There was a pause. “Normally, it’s a 5-day process. We can do it in 24 hours, but it’ll cost you.”
That’s the reality of rush orders: everything becomes about breaking the standard workflow. You pay for the disruption. The fabrication alone cost $1,200—almost double the standard $650—because we had to pull a crew off another job to do a single-part run. Then came the shipping.
The Hidden Costs of a 48-Hour Turnaround
Getting a 16-foot rail from our supplier’s shop to an assembly point in Taylorsville, and then to the client in Midvale, was a logistical puzzle. Standard ground shipping would take 3-5 days. Not a chance. We booked a dedicated courier service. Cost: $450. A normal LTL shipment would have been about $150.
Then there were the ‘soft’ costs. I spent six hours that day just on phone calls, checking specs, and updating the client. My time, while not a line item, was a real cost to the company.
But here’s where the confusion usually kicks in. People think rush orders cost more because they’re harder. Actually, they cost more because they’re unpredictable and disrupt a planned workflow. The ‘fabrication premium’ isn’t just for the skill; it’s for the hassle of rescheduling.

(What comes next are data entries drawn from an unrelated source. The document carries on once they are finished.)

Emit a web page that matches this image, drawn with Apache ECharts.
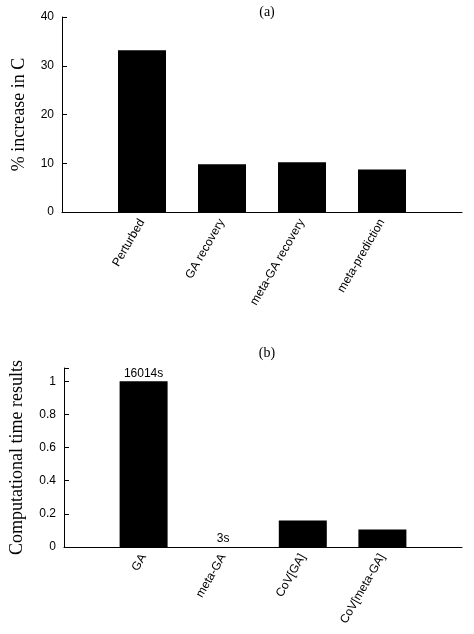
<!DOCTYPE html>
<html>
<head>
<meta charset="utf-8">
<script src="https://cdn.jsdelivr.net/npm/echarts@6/dist/echarts.min.js"></script>
<style>html,body{margin:0;padding:0;background:#fff}#main{width:474px;height:634px}</style>
</head>
<body>
<div id="main"></div>
<script>
    // (a) 成本增幅 (首尾空位用于留白)
    var catsA = ['', 'Perturbed', 'GA recovery', 'meta-GA recovery', 'meta-prediction', ''];
    var valsA = [null, 33.2, 9.8, 10.2, 8.7, null];
    // (b) 计算时间
    var catsB = ['', 'GA', 'meta-GA', 'CoV[GA]', 'CoV[meta-GA]', ''];
    var valsB = [null, 1.0, 0.0002, 0.16, 0.105, null];
    var labelsB = ['', '16014s', '3s', '', '', ''];

    var axisCommon = {
        axisLine: {show: true, lineStyle: {color: '#000'}},
        axisTick: {show: true, inside: true, lineStyle: {color: '#000'}},
        axisLabel: {color: '#000', fontFamily: 'Liberation Sans', fontSize: 12},
        splitLine: {show: false}
    };
    var nameStyle = {color: '#000', fontFamily: 'Liberation Serif', fontSize: 18};
    var xLabel = {color: '#000', fontFamily: 'Liberation Sans', fontSize: 12, rotate: 60, interval: 0};

    var myChart = echarts.init(document.getElementById('main'));
    myChart.setOption({
        animation: false,
        title: [
            {text: '(a)', left: 262, top: 0, textAlign: 'center', textStyle: {fontFamily: 'Liberation Serif', fontSize: 14, fontWeight: 'normal', color: '#000'}},
            {text: '(b)', left: 262, top: 341, textAlign: 'center', textStyle: {fontFamily: 'Liberation Serif', fontSize: 14, fontWeight: 'normal', color: '#000'}}
        ],
        grid: [
            {left: 62, right: 12, top: 17, height: 195},
            {left: 62, right: 12, top: 368, height: 179}
        ],
        xAxis: [
            Object.assign({}, axisCommon, {gridIndex: 0, type: 'category', data: catsA, boundaryGap: false,
                axisTick: {show: false}, axisLabel: xLabel}),
            Object.assign({}, axisCommon, {gridIndex: 1, type: 'category', data: catsB, boundaryGap: false,
                axisTick: {show: false}, axisLabel: xLabel})
        ],
        yAxis: [
            Object.assign({}, axisCommon, {gridIndex: 0, type: 'value', min: 0, max: 40, interval: 10,
                name: '% increase in C', nameLocation: 'middle', nameGap: 34, nameTextStyle: nameStyle}),
            Object.assign({}, axisCommon, {gridIndex: 1, type: 'value', min: 0, max: 1.08, interval: 0.2,
                name: 'Computational time results', nameLocation: 'middle', nameGap: 38, nameTextStyle: nameStyle,
                axisLabel: {color: '#000', fontFamily: 'Liberation Sans', fontSize: 12,
                    formatter: function (v) { return v > 1.01 ? '' : String(+v.toFixed(1)); }}})
        ],
        series: [
            {type: 'bar', xAxisIndex: 0, yAxisIndex: 0, data: valsA, barWidth: 48, itemStyle: {color: '#000'}},
            {type: 'bar', xAxisIndex: 1, yAxisIndex: 1, data: valsB, barWidth: 48, itemStyle: {color: '#000'},
                label: {show: true, position: 'top', distance: 2, color: '#000', fontFamily: 'Liberation Sans', fontSize: 12,
                    formatter: function (p) { return labelsB[p.dataIndex]; }}}
        ]
    });
</script>
</body>
</html>
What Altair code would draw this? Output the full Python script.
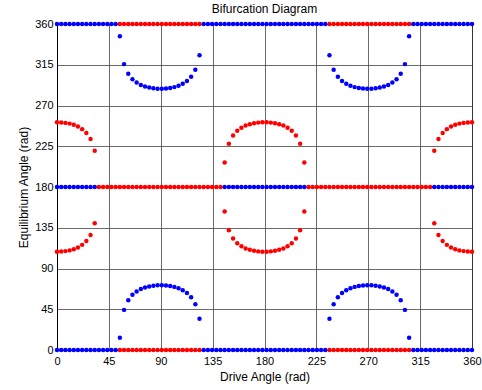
import altair as alt
import pandas as pd

# Drive-angle sample grid (degrees)
DRIVE = [0, 3.64, 7.27, 10.91, 14.55, 18.18, 21.82, 25.45, 29.09, 32.73,
         36.36, 40.00, 43.64, 47.27, 50.91, 54.55, 58.18, 61.82, 65.45, 69.09,
         72.73, 76.36, 80.00, 83.64, 87.27, 90.91, 94.55, 98.18, 101.82, 105.45,
         109.09, 112.73, 116.36, 120.00, 123.64, 127.27, 130.91, 134.55, 138.18, 141.82,
         145.45, 149.09, 152.73, 156.36, 160.00, 163.64, 167.27, 170.91, 174.55, 178.18,
         181.82, 185.45, 189.09, 192.73, 196.36, 200.00, 203.64, 207.27, 210.91, 214.55,
         218.18, 221.82, 225.45, 229.09, 232.73, 236.36, 240.00, 243.64, 247.27, 250.91,
         254.55, 258.18, 261.82, 265.45, 269.09, 272.73, 276.36, 280.00, 283.64, 287.27,
         290.91, 294.55, 298.18, 301.82, 305.45, 309.09, 312.73, 316.36, 320.00, 323.64,
         327.27, 330.91, 334.55, 338.18, 341.82, 345.45, 349.09, 352.73, 356.36, 360.00]

# Colour of the trivial equilibria at 0 / 180 / 360 for each drive sample (B = stable, R = unstable)
LEVEL_0_360 = "B" * 15 + "R" * 20 + "B" * 30 + "R" * 20 + "B" * 15
LEVEL_180 = "B" * 10 + "R" * 30 + "B" * 20 + "R" * 30 + "B" * 10

# Unstable (red) branches
RED_A_LO = [108.5, 108.7, 109.2, 110.0, 111.3, 113.3, 116.1, 120.3, 127.1, 140.0]
RED_A_HI = [251.5, 251.3, 250.8, 250.0, 248.7, 246.7, 243.9, 239.7, 232.9, 220.0]
RED_B_LO = [153.0, 132.3, 123.2, 117.9, 114.5, 112.2, 110.6, 109.6, 108.9, 108.6,
            108.6, 108.9, 109.6, 110.6, 112.2, 114.5, 117.9, 123.2, 132.3, 153.0]
RED_B_HI = [207.0, 227.7, 236.8, 242.1, 245.5, 247.8, 249.4, 250.4, 251.1, 251.4,
            251.4, 251.1, 250.4, 249.4, 247.8, 245.5, 242.1, 236.8, 227.7, 207.0]
RED_C_LO = [140.0, 127.1, 120.3, 116.1, 113.3, 111.3, 110.0, 109.2, 108.7, 108.5]
RED_C_HI = [220.0, 232.9, 239.7, 243.9, 246.7, 248.7, 250.0, 250.8, 251.3, 251.5]

# Stable (blue) branches
BLUE_A_LO = [13.5, 44.3, 55.0, 61.0, 64.7, 67.3, 69.0, 70.2, 71.0, 71.4,
             71.5, 71.2, 70.6, 69.7, 68.2, 66.1, 63.0, 58.3, 50.5, 34.6]
BLUE_A_HI = [346.5, 315.7, 305.0, 299.0, 295.3, 292.7, 291.0, 289.8, 289.0, 288.6,
             288.5, 288.8, 289.4, 290.3, 291.8, 293.9, 297.0, 301.7, 309.5, 325.4]
BLUE_B_LO = [34.6, 50.5, 58.3, 63.0, 66.1, 68.2, 69.7, 70.6, 71.2, 71.5,
             71.4, 71.0, 70.2, 69.0, 67.3, 64.7, 61.0, 55.0, 44.3, 13.5]
BLUE_B_HI = [325.4, 309.5, 301.7, 297.0, 293.9, 291.8, 290.3, 289.4, 288.8, 288.5,
             288.6, 289.0, 289.8, 291.0, 292.7, 295.3, 299.0, 305.0, 315.7, 346.5]

TICKS = [0, 45, 90, 135, 180, 225, 270, 315, 360]

rows = []
for level, codes in ((0, LEVEL_0_360), (180, LEVEL_180), (360, LEVEL_0_360)):
    for xv, c in zip(DRIVE, codes):
        rows.append({"x": xv, "y": level, "c": c})

branches = [
    (0, RED_A_LO, "R"), (0, RED_A_HI, "R"),
    (40, RED_B_LO, "R"), (40, RED_B_HI, "R"),
    (90, RED_C_LO, "R"), (90, RED_C_HI, "R"),
    (15, BLUE_A_LO, "B"), (15, BLUE_A_HI, "B"),
    (65, BLUE_B_LO, "B"), (65, BLUE_B_HI, "B"),
]
for start, vals, c in branches:
    for i, v in enumerate(vals):
        rows.append({"x": DRIVE[start + i], "y": v, "c": c})

df = pd.DataFrame(rows)

FONT = "Liberation Sans"

xscale = alt.Scale(domain=[0, 360], nice=False, zero=False)
yscale = alt.Scale(domain=[0, 360], nice=False, zero=False)

points = alt.Chart(df).mark_circle(size=20, opacity=1).encode(
    x=alt.X("x:Q", scale=xscale,
            axis=alt.Axis(values=TICKS, title="Drive Angle (rad)", labelFlush=False,
                          ticks=False, labelPadding=5, titlePadding=5,
                          format="d")),
    y=alt.Y("y:Q", scale=yscale,
            axis=alt.Axis(values=TICKS, title="Equilibrium Angle (rad)",
                          ticks=False, labelPadding=4, titlePadding=4,
                          format="d")),
    color=alt.Color("c:N", scale=alt.Scale(domain=["B", "R"], range=["#0000ff", "#ff0000"]),
                    legend=None),
)

chart = points.properties(
    width=415, height=326,
    title=alt.TitleParams("Bifurcation Diagram", fontSize=12, fontWeight="normal",
                          font=FONT, color="black", offset=2),
    autosize=alt.AutoSizeParams(type="none"),
    padding={"left": 57, "top": 24, "right": 10, "bottom": 40},
).configure_view(
    stroke="black", strokeWidth=1
).configure_axis(
    labelFont=FONT, titleFont=FONT, labelFontSize=11, titleFontSize=12,
    titleFontWeight="normal", labelColor="black", titleColor="black",
    domainColor="black", gridColor="#444444", gridWidth=0.8, gridOpacity=1,
)

chart.save("out.html", embed_options={"renderer": "svg", "actions": False})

It's tempting to think you can just compare the unit price of a rush job against a standard one. But the comparison is flawed. The ‘always get three quotes’ advice ignores the transaction cost of crisis management and the value of a relationship where a vendor will drop everything for you. I’d worked with this fabricator for years. They knew I wasn’t going to flake on the payment, and I knew they wouldn’t deliver a substandard part. That trust is a form of currency.
The Emotional Rollercoaster
The decision to go with the rush option wasn’t a no-brainer. I went back and forth for about an hour. Did we just eat the cost of the wrong parts? Could we patch the old set? We even considered using a temporary solution—just some basic safety railing—for the open house and swapping it out later. But the client’s reputation was on the line. The house was being marketed as ‘turnkey’ and ‘move-in ready.’ Showing a half-finished deck would have been a red flag to potential buyers.
Ultimately, we chose the chaos. We paid $1,200 for fabrication and $450 for the courier, on top of the $2,800 base cost of the original system. Total premium: $1,650. Our fee for the rush coordination was $200. The client’s alternative was a $50,000 penalty. The math was easy.
The Delivery and the Lesson
The part arrived at the client’s site in Midvale at 7:15 AM on Thursday. The installer had it fitted by noon. The client called me, and I could hear the relief in his voice. “It’s perfect. Thank you.”
Looking back, if I could redo that decision, I would have invested in better specifications upfront. At the time, the client’s field measurements seemed correct. But given what I knew then—nothing about the installer’s tendency to round down measurements—my choice to rush was reasonable. The lesson wasn’t about the cost of rush; it was about the cost of poor information.
Our company lost a $30,000 contract in 2022 because we tried to save $500 on a site visit to verify measurements. The result? A delayed delivery and a pissed-off client. That’s when we implemented our ‘Measure Twice, Cut Once’ policy—mandating a physical site check for any custom project over $5,000.
Key Takeaways for Your Next Project
If you’re planning a project involving fortress railing, or any other system, here’s what this experience taught me:
- Specs are king. Double-check every measurement. A 15-minute call can save you $1,000 and a heart attack.
- Build a buffer. Assume standard lead times are the best-case scenario. Is a 7-day lead time actually safe? Or does it mean you have 7 days left to panic?
- Know your vendor’s hidden levers. A fabricator can do single-part runs. A courier can deliver something in hours. But you have to know they exist and be ready to pay the premium.
- Factor in the ‘hassle cost.’ The $1,650 premium was real money. But it was worth it compared to a $50,000 fine.
So, did we save the day? Yes. Was it worth the hassle? In this case, absolutely. But the smarter move is to never need the heroics in the first place.